Abstract
The process of passivation of carbon steel when experiencing plastic deformation in simulated pore solution has been studied using electrochemical tests and atomic force microscopy (AFM). The polarization results show that the activity of the carbon steel increased with increasing degree of deformation. Before the passive films were ruptured, the heavily deformed samples presented a high open circuit potential (OCP). On the other hand, the pitting incubation time decreased with increasing plastic deformation. The Mott-Schottky results suggested that the high deformation caused the passive films to be heavily doped. In addition, the space charge layers of passive films were thinned when the plastic deformation increased. The AFM observations indicated that the passive films become more inhomogeneous as the deformation increased.
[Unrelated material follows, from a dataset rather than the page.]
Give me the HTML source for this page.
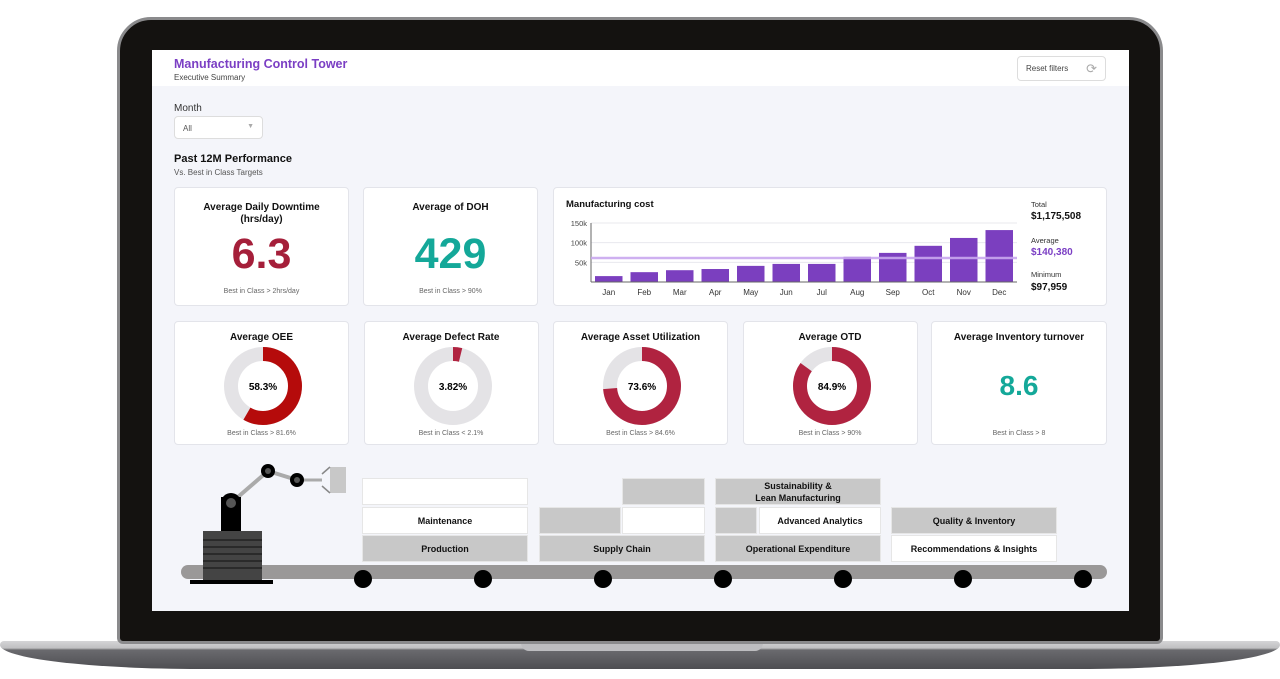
<!DOCTYPE html>
<html><head><meta charset="utf-8"><style>
*{box-sizing:border-box;margin:0;padding:0}
body{width:1280px;height:679px;background:#fff;position:relative;overflow:hidden;font-family:"Liberation Sans",sans-serif;color:#111}
.a{position:absolute}
.card{position:absolute;background:#fff;border:1px solid #e3e4ea;border-radius:4px}
.t{position:absolute;left:0;right:0;text-align:center;font-weight:bold;font-size:10px}
.bic{position:absolute;left:0;right:0;text-align:center;font-size:7px;color:#666}
.box{position:absolute;display:flex;align-items:center;justify-content:center;font-size:9px;font-weight:bold;text-align:center;line-height:12px;border:1px solid #e6e6e6}
.g{background:#c8c8c8}.w{background:#fff}
</style></head><body>
<div class="a" style="left:0;top:641px;width:1280px;height:28px;background:linear-gradient(#d4d4d6 0,#c0c0c2 7px,#6a6a6e 9px,#4e4e52 100%);border-radius:4px 4px 200px 200px/4px 4px 24px 24px"></div>
<div class="a" style="left:521px;top:641px;width:242px;height:10px;background:#bdbdc0;border-radius:0 0 8px 8px"></div>
<div class="a" style="left:117px;top:17px;width:1046px;height:627px;background:#141210;border:3px solid #8a8a8c;border-radius:34px 34px 6px 6px"></div>
<div class="a" style="left:152px;top:50px;width:977px;height:561px;background:#f4f5fa;overflow:hidden">
 <div class="a" style="left:0;top:0;width:977px;height:36px;background:#fff"></div>
 <div class="a" style="left:22px;top:7px;font-size:12.5px;font-weight:bold;color:#7b3fc4">Manufacturing Control Tower</div>
 <div class="a" style="left:22px;top:23px;font-size:8px;color:#444">Executive Summary</div>
 <div class="a" style="left:865px;top:6px;width:89px;height:25px;border:1px solid #ddd;border-radius:4px;background:#fff;font-size:8px;color:#444;padding:7px 0 0 8px">Reset filters <span style="position:absolute;right:8px;top:4px;font-size:13px;color:#aaa">⟳</span></div>
 <div class="a" style="left:22px;top:53px;font-size:10px;color:#333">Month</div>
 <div class="a" style="left:22px;top:66px;width:89px;height:23px;border:1px solid #ddd;border-radius:4px;background:#fff;font-size:8px;color:#555;padding:7px 0 0 8px">All<span style="position:absolute;right:8px;top:6px;color:#aaa;font-size:7px">▼</span></div>
 <div class="a" style="left:22px;top:103px;font-size:11px;font-weight:bold">Past 12M Performance</div>
 <div class="a" style="left:22px;top:118px;font-size:8px;color:#555">Vs. Best in Class Targets</div>

 <div class="card" style="left:22px;top:137px;width:175px;height:119px">
  <div class="t" style="top:14px;line-height:12px">Average Daily Downtime<br>(hrs/day)</div>
  <div class="t" style="top:42px;font-size:43px;color:#a51f3a">6.3</div>
  <div class="bic" style="top:100px">Best in Class &gt; 2hrs/day</div></div>
 <div class="card" style="left:211px;top:137px;width:175px;height:119px">
  <div class="t" style="top:14px">Average of DOH</div>
  <div class="t" style="top:42px;font-size:43px;color:#14a899">429</div>
  <div class="bic" style="top:100px">Best in Class &gt; 90%</div></div>
 <div class="card" style="left:401px;top:137px;width:554px;height:119px">
  <div class="a" style="left:12px;top:11px;font-size:9.5px;font-weight:bold">Manufacturing cost</div>
  <svg class="a" id="chart" style="left:0;top:0" width="554" height="119"></svg>
  <div class="a" style="left:477px;top:12px;font-size:7.5px;color:#333">Total</div>
  <div class="a" style="left:477px;top:23px;font-size:10px;font-weight:bold">$1,175,508</div>
  <div class="a" style="left:477px;top:48px;font-size:7.5px;color:#333">Average</div>
  <div class="a" style="left:477px;top:59px;font-size:10px;font-weight:bold;color:#7b3fc4">$140,380</div>
  <div class="a" style="left:477px;top:82px;font-size:7.5px;color:#333">Minimum</div>
  <div class="a" style="left:477px;top:94px;font-size:10px;font-weight:bold">$97,959</div>
 </div>
 <div id="donuts"></div>
 <div class="card" style="left:779px;top:271px;width:176px;height:124px">
  <div class="t" style="top:10px">Average Inventory turnover</div>
  <div class="t" style="top:48px;font-size:28px;color:#14a899">8.6</div>
  <div class="bic" style="top:108px">Best in Class &gt; 8</div></div>

 <svg class="a" style="left:0;top:0" width="977" height="561">
  <rect x="29" y="515" width="926" height="14" rx="7" fill="#9a9898"/>
  <g fill="#000"><circle cx="211" cy="529" r="9"/><circle cx="331" cy="529" r="9"/><circle cx="451" cy="529" r="9"/><circle cx="571" cy="529" r="9"/><circle cx="691" cy="529" r="9"/><circle cx="811" cy="529" r="9"/><circle cx="931" cy="529" r="9"/></g>
  <line x1="79" y1="453" x2="116" y2="421" stroke="#aaa" stroke-width="4"/>
  <line x1="116" y1="421" x2="145" y2="430" stroke="#aaa" stroke-width="4"/>
  <line x1="145" y1="430" x2="170" y2="430" stroke="#aaa" stroke-width="3"/>
  <rect x="69" y="447" width="20" height="36" fill="#000"/>
  <circle cx="79" cy="453" r="10" fill="#000"/><circle cx="79" cy="453" r="5" fill="#555"/>
  <circle cx="116" cy="421" r="7" fill="#000"/><circle cx="116" cy="421" r="3" fill="#555"/>
  <circle cx="145" cy="430" r="7" fill="#000"/><circle cx="145" cy="430" r="3" fill="#555"/>
  <rect x="178" y="417" width="16" height="26" fill="#c8c8c8"/>
  <path d="M170 424 L178 417 M170 436 L178 443" stroke="#888" stroke-width="1.5"/>
  <rect x="51" y="481" width="59" height="50" fill="#444"/>
  <g stroke="#222" stroke-width="1.5"><line x1="51" y1="490" x2="110" y2="490"/><line x1="51" y1="497" x2="110" y2="497"/><line x1="51" y1="504" x2="110" y2="504"/><line x1="51" y1="511" x2="110" y2="511"/><line x1="51" y1="518" x2="110" y2="518"/></g>
  <rect x="38" y="530" width="83" height="4" fill="#000"/>
 </svg>
 <div class="box w" style="left:210px;top:428px;width:166px;height:27px"></div>
 <div class="box w" style="left:210px;top:457px;width:166px;height:27px">Maintenance</div>
 <div class="box g" style="left:210px;top:485px;width:166px;height:27px">Production</div>
 <div class="box g" style="left:387px;top:457px;width:82px;height:27px"></div>
 <div class="box g" style="left:470px;top:428px;width:83px;height:27px"></div>
 <div class="box w" style="left:470px;top:457px;width:83px;height:27px"></div>
 <div class="box g" style="left:387px;top:485px;width:166px;height:27px">Supply Chain</div>
 <div class="box g" style="left:563px;top:428px;width:166px;height:27px">Sustainability &amp;<br>Lean Manufacturing</div>
 <div class="box g" style="left:563px;top:457px;width:42px;height:27px"></div>
 <div class="box w" style="left:607px;top:457px;width:122px;height:27px">Advanced Analytics</div>
 <div class="box g" style="left:563px;top:485px;width:166px;height:27px">Operational Expenditure</div>
 <div class="box g" style="left:739px;top:457px;width:166px;height:27px">Quality &amp; Inventory</div>
 <div class="box w" style="left:739px;top:485px;width:166px;height:27px">Recommendations &amp; Insights</div>
</div>
<script>
const months=["Jan","Feb","Mar","Apr","May","Jun","Jul","Aug","Sep","Oct","Nov","Dec"];
const costK=[15,25,30,33,41,46,46,64,74,92,112,132];
const avgK=61;
const yTicks=[50,100,150];
const kpiTitles=["Average OEE","Average Defect Rate","Average Asset Utilization","Average OTD"];
const kpiValues=[58.3,3.82,73.6,84.9];
const kpiLabels=["58.3%","3.82%","73.6%","84.9%"];
const kpiTargets=["Best in Class > 81.6%","Best in Class < 2.1%","Best in Class > 84.6%","Best in Class > 90%"];
const NS="http://www.w3.org/2000/svg";
const svg=document.getElementById('chart');
const x0=37,x1=463,yb=94,yt=35,maxV=150;
const y=v=>yb-(v/maxV)*(yb-yt);
const bw=(x1-x0)/months.length;
function mk(t,a){const e=document.createElementNS(NS,t);for(const k in a)e.setAttribute(k,a[k]);svg.appendChild(e);return e;}
yTicks.forEach(v=>{const l=mk('line',{x1:x0,x2:x1,y1:y(v),y2:y(v),stroke:'#e8e8ee'});


const t=mk('text',{x:x0-4,y:y(v)+3,'text-anchor':'end','font-size':'7.5','fill':'#444'});t.textContent=v+'k';

});
months.forEach((m,i)=>{const b=mk('rect',{x:x0+i*bw+4,y:y(costK[i]),width:bw-8,height:yb-y(costK[i]),fill:'#7b3fbf'});


const t=mk('text',{x:x0+i*bw+bw/2,y:yb+13,'text-anchor':'middle','font-size':'8','fill':'#333'});t.textContent=m;

});
const ax=mk('line',{x1:x0,x2:x0,y1:yt,y2:yb,stroke:'#666'});


const bx=mk('line',{x1:x0,x2:x1,y1:yb,y2:yb,stroke:'#666'});


const al=mk('line',{x1:x0,x2:x1,y1:y(avgK),y2:y(avgK),stroke:'#c9a8ef','stroke-width':2.5,opacity:0.9});


const host=document.getElementById('donuts');
const cols=["#b50b0b","#b02340","#b02340","#b02340"];
kpiTitles.forEach((tt,i)=>{
 const c=document.createElement('div');c.className='card';
 
 
 c.style.cssText=`left:${22+i*189.5}px;top:271px;width:175px;height:124px`;
 const r=32,C=2*Math.PI*r,v=kpiValues[i]/100;
 c.innerHTML=`<div class="t" style="top:10px">${tt}</div>
 <svg class="a" style="left:48px;top:24px" width="80" height="80"><circle cx="40" cy="40" r="${r}" fill="none" stroke="#e4e3e6" stroke-width="14"/>
 <circle cx="40" cy="40" r="${r}" fill="none" stroke="${cols[i]}" stroke-width="14" stroke-dasharray="${C*v} ${C}" transform="rotate(-90 40 40)"/>
 <text x="40" y="44" text-anchor="middle" font-size="10" font-weight="bold" font-family="Liberation Sans">${kpiLabels[i]}</text></svg>
 <div class="bic" style="top:108px">${kpiTargets[i].replace('>','&gt;').replace('<','&lt;')}</div>`;
 host.appendChild(c);
});
</script>
</body></html>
These results demonstrate that passive films on the deformed carbon steel become unstable when the plastic deformation increases.
Highlights
Under normal conditions, the high alkalinity of concrete promotes the formation of a stable passive film on the steel bar, protecting it from corrosion
The results showed that the critical chloride concentration, which was related to the rupture of passive films, decreased as the tensile stress increased
In a cement extract solution, the open circuit potential (OCP) of carbon steel increases with increasing plastic deformation, while the pitting incubation time decreases as the plastic deformation increases
Summary
The high alkalinity of concrete promotes the formation of a stable passive film on the steel bar, protecting it from corrosion. The results showed that the critical chloride concentration, which was related to the rupture of passive films, decreased as the tensile stress increased. The influence of plastic deformation on the structure of passive films for carbon steel was studied in cement extract.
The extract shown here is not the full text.